Una Harley a carburatore, piccola ed essenziale, tipo uno Sporster! Hey ce l’ho già! Auto? Beh il corrispettivo: un hot rod su base Ford, nera opaca, essenziale e veloce, magari col cassone aperto, dove poter montare un set minimale per suonarci sopra. Ho comprato la mia prima e ultima moto nel 2001. Il mio concetto di moto è molto simile a quello di musica: semplicità, essenzialità, funzionalità. Quindi niente orpelli, solo tante buone vibrazioni, un legame diretto con la strada. La filosofia del bobber mi si addice, così come preferisco una trattoria ad un ristorante stellato, così come mi sciolgo davanti ad un trio che suona nudo e crudo, invece che di fronte ad un’orchestra. Sulla mia moto ho levato tutto il superfluo, ho fatto decorare la tanica da Capitan Blaster, con un pinstriping che ricordasse quello sui più iconici rat rod (linee e fiamme rosse e bianche su sfondo nero, un classico senza tempo). Ho montato uno scomodo sedile singolo, messo le gomme MKII. Non lo prendo da un bel po’ ormai, perché sempre in tour e quando sono a casa i miei figli mi assorbono al 100%. Però lo adoro e spero sempre di poter tornare in sella quanto prima. La solitudine di una strada siciliana di campagna in sella a un 2 cilindri borbottante equivale all’ascolto di certe canzoni intime di Johnny Cash.

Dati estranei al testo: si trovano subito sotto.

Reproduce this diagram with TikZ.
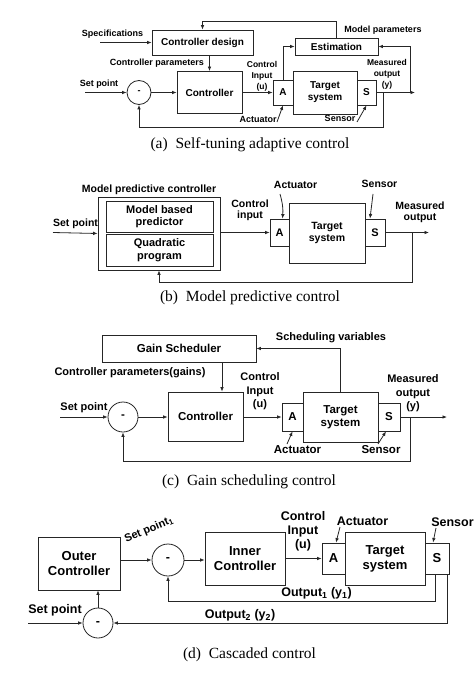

Ad alcuni Harley senti dire “non salirei mai su una inglesina”, a me invece l’idea di avere anche una Triumph mi solletica tanto. Spero di prendere una Bonnie prima o poi, anche questa minimale e spartana. E magari un hot rod ignorante come un blues di Lightning Hopkins.
I miei due compagni di squadra non capiscono niente di moto! E penso che a volte mi giudichino fuori di testa quando, a qualche raduno, mi perdo in disquisizioni sull’anno di nascita di un modello. Ovviamente ognuno ha il suo carattere, ma prima o poi riuscirò a fargli provare l’ebrezza delle vibrazioni di un motore vero. E lì non si torna indietro. E’ come il sesso, una volta che l’hai provato, passi la vita cercando di replicare questa esperienza. La differenza col sesso è che un giro in moto è meglio da soli.